Welcome to “Ask Ada,” a weekly series in which we answer all those burning questions you’d rather not share aloud. Buckle up for some brutally honest advice! Today’s letter comes from a woman with a major addiction to her fashion… and it’s costing her too much.
My question isn’t as high-stakes as your other ones, but I still thought that I would write in. How do I cut down on my shopping addiction? I know fast fashion is bad for the environment, but no matter how much I buy, I never have enough to wear. I can’t stop splurging on trendy tops and cute earrings, though. Help!
I can help, but you’ll need to do a very painful thing: get your bank statements.
No, really. You say that you have a shopping addiction, so you must also have a bank account and an income stream of some sort. Get your statements from the past month, and go over them with a highlighter pen. Figure out how much you spent during that time, which clothes you kept, which ones you returned, and which ones you are likely to throw away. Then, take a nice, long look at the numbers and ask yourself, “Is this spending pattern really worth it?”
Ouch! Way to be a bitch, Ada. Can’t you tell me to watch “The True Cost” or something like that? Why does this all have to be about my money?
Because appealing to your higher senses won’t work. If you’re serious about cutting back on your shopping habit, sit down and start highlighting.
Look, it’s no secret that sweatshops overseas make most of the cheap clothing that we buy. We’ve allowed clothing manufacturers to do this since the 1980s. Working conditions in the third world are not high on our priority lists, and with tight wages, sustainable retailers may not even be an option. Long live capitalism!
I’m not here to solve capitalism, though. I’m here to give you advice.
First, figure out your true costs, then decide where to make changes. Maybe, you should go on a low-buy. Maybe, you should take a second look at your “unwearables” and see if they can be mended or tailored. Perhaps, you should block fashion bloggers on social media to remove the temptation to spend on their pieces. Maybe, you should explore thrifting or doing clothing exchanges with your friends.

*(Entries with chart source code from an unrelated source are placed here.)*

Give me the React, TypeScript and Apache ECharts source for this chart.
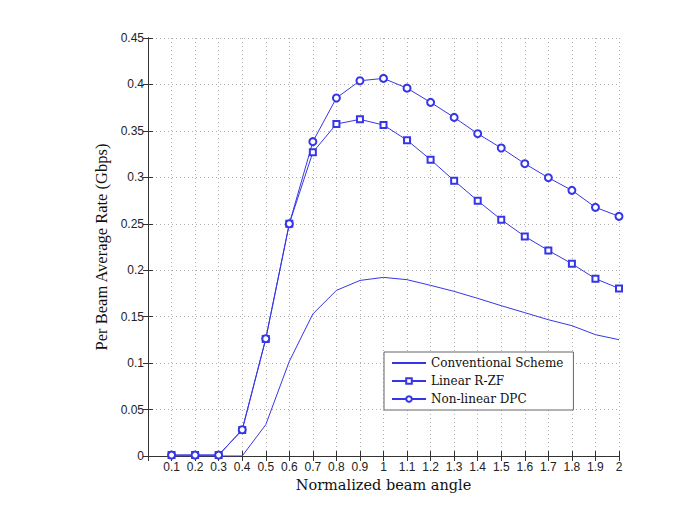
import React, { useEffect, useRef } from "react";
import * as echarts from "echarts";

const angles = [0.1, 0.2, 0.3, 0.4, 0.5, 0.6, 0.7, 0.8, 0.9, 1.0, 1.1, 1.2, 1.3, 1.4, 1.5, 1.6, 1.7, 1.8, 1.9, 2.0];
const conventional = [0, 0, 0, 0, 0.0337, 0.1019, 0.1529, 0.1783, 0.189, 0.1923, 0.1898, 0.1837, 0.1772, 0.1697, 0.1618, 0.1543, 0.1467, 0.1403, 0.1306, 0.1252];
const linearRZF = [0.001, 0.001, 0.001, 0.028, 0.126, 0.25, 0.327, 0.3574, 0.3624, 0.3563, 0.340, 0.319, 0.2964, 0.2748, 0.2544, 0.2364, 0.2213, 0.207, 0.1909, 0.1804];
const nonlinearDPC = [0.001, 0.001, 0.001, 0.0283, 0.1263, 0.25, 0.3384, 0.3854, 0.404, 0.4065, 0.396, 0.3807, 0.3645, 0.347, 0.3316, 0.3147, 0.2996, 0.286, 0.2677, 0.258];
const seriesNames = ["Conventional Scheme", "Linear R-ZF", "Non-linear DPC"];

const BLUE = "#3636e8";
const SERIF = "'DejaVu Serif', 'Liberation Serif', serif";
const TIMES = "'Liberation Serif', 'DejaVu Serif', serif";
const SANS = "'Liberation Sans', Arial, sans-serif";

const pairs = (ys: number[]) => angles.map((x, i) => [x, ys[i]]);

export default function App() {
  const ref = useRef<HTMLDivElement>(null);
  useEffect(() => {
    if (!ref.current) return;
    const chart = echarts.init(ref.current, undefined, { renderer: "svg" });
    const axisLineStyle = { color: "#333", width: 1 };
    const gridLine = { show: true, lineStyle: { color: "#b0b0b0", type: [1, 3], width: 1 } };
    chart.setOption({
      animation: false,
      backgroundColor: "#fff",
      grid: { left: 140, right: 74, top: 30, bottom: 66, containLabel: false },
      legend: {
        orient: "vertical",
        left: 376,
        top: 344,
        padding: [5, 10, 5, 7],
        itemGap: 6,
        itemWidth: 34,
        itemHeight: 7,
        borderColor: "#666",
        borderWidth: 1,
        backgroundColor: "#fff",
        textStyle: { fontFamily: SERIF, fontSize: 12, color: "#111" },
        data: [
          { name: seriesNames[0], itemStyle: { opacity: 0 } },
          { name: seriesNames[1] },
          { name: seriesNames[2] },
        ],
      },
      xAxis: [
        {
          type: "value",
          min: 0,
          max: 2,
          interval: 0.1,
          name: "Normalized beam angle",
          nameLocation: "middle",
          nameGap: 18,
          nameTextStyle: { fontFamily: SERIF, fontSize: 14.5, color: "#111", verticalAlign: "top" },
          axisLine: { show: true, lineStyle: axisLineStyle },
          axisTick: { show: true, inside: true, length: 5, lineStyle: axisLineStyle },
          axisLabel: {
            fontFamily: SANS,
            fontSize: 12,
            color: "#222",
            margin: 5,
            formatter: (v: number) => (v === 0 ? "" : String(+v.toFixed(1))),
          },
          splitLine: gridLine,
        },
        {
          type: "value",
          position: "top",
          min: 0,
          max: 2,
          interval: 0.1,
          axisLine: { show: true, lineStyle: axisLineStyle },
          axisTick: { show: true, inside: true, length: 5, lineStyle: axisLineStyle },
          axisLabel: { show: false },
          splitLine: { show: false },
        },
      ],
      yAxis: [
        {
          type: "value",
          min: 0,
          max: 0.45,
          interval: 0.05,
          name: "Per Beam Average Rate (Gbps)",
          nameLocation: "middle",
          nameGap: 29,
          nameTextStyle: { fontFamily: TIMES, fontSize: 16.5, color: "#111" },
          axisLine: { show: true, lineStyle: axisLineStyle },
          axisTick: { show: true, inside: true, length: 5, lineStyle: axisLineStyle },
          axisLabel: {
            fontFamily: SANS,
            fontSize: 12,
            color: "#222",
            margin: 4,
            formatter: (v: number) => String(+v.toFixed(2)),
          },
          splitLine: gridLine,
        },
        {
          type: "value",
          position: "right",
          min: 0,
          max: 0.45,
          interval: 0.05,
          axisLine: { show: true, lineStyle: axisLineStyle },
          axisTick: { show: true, inside: true, length: 5, lineStyle: axisLineStyle },
          axisLabel: { show: false },
          splitLine: { show: false },
        },
      ],
      series: [
        {
          name: seriesNames[0],
          type: "line",
          data: pairs(conventional),
          symbol: "none",
          lineStyle: { color: BLUE, width: 1 },
          itemStyle: { color: BLUE },
        },
        {
          name: seriesNames[1],
          type: "line",
          data: pairs(linearRZF),
          symbol: "emptyRect",
          symbolSize: 6,
          lineStyle: { color: BLUE, width: 1 },
          itemStyle: { color: BLUE, borderColor: BLUE, borderWidth: 1 },
        },
        {
          name: seriesNames[2],
          type: "line",
          data: pairs(nonlinearDPC),
          symbol: "emptyCircle",
          symbolSize: 7,
          lineStyle: { color: BLUE, width: 1 },
          itemStyle: { color: BLUE, borderColor: BLUE, borderWidth: 1 },
        },
      ],
    });
    return () => chart.dispose();
  }, []);
  return <div ref={ref} style={{ width: 685, height: 514 }} />;
}
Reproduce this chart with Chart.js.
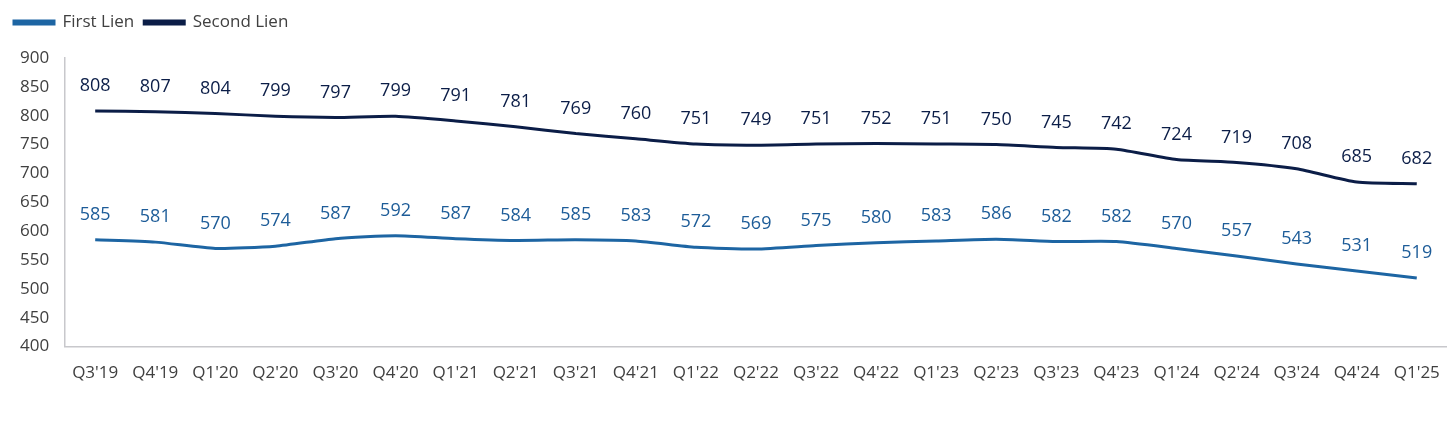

I don’t know your situation, so you’ll have to figure out what works best for you.
Your shopping addiction will never change if you think of fast fashion as irresistible or affordable, though. As long as you tell yourself that you can’t stop spending, and your habits don’t matter anyway, you’ll never get off the hamster wheel.
Change only sticks when you change for your own sake.
Make this issue personal. The rest of the world can only follow you.
(Please note: We are not a crisis hotline. If you need crisis response, Google is your best friend right now.)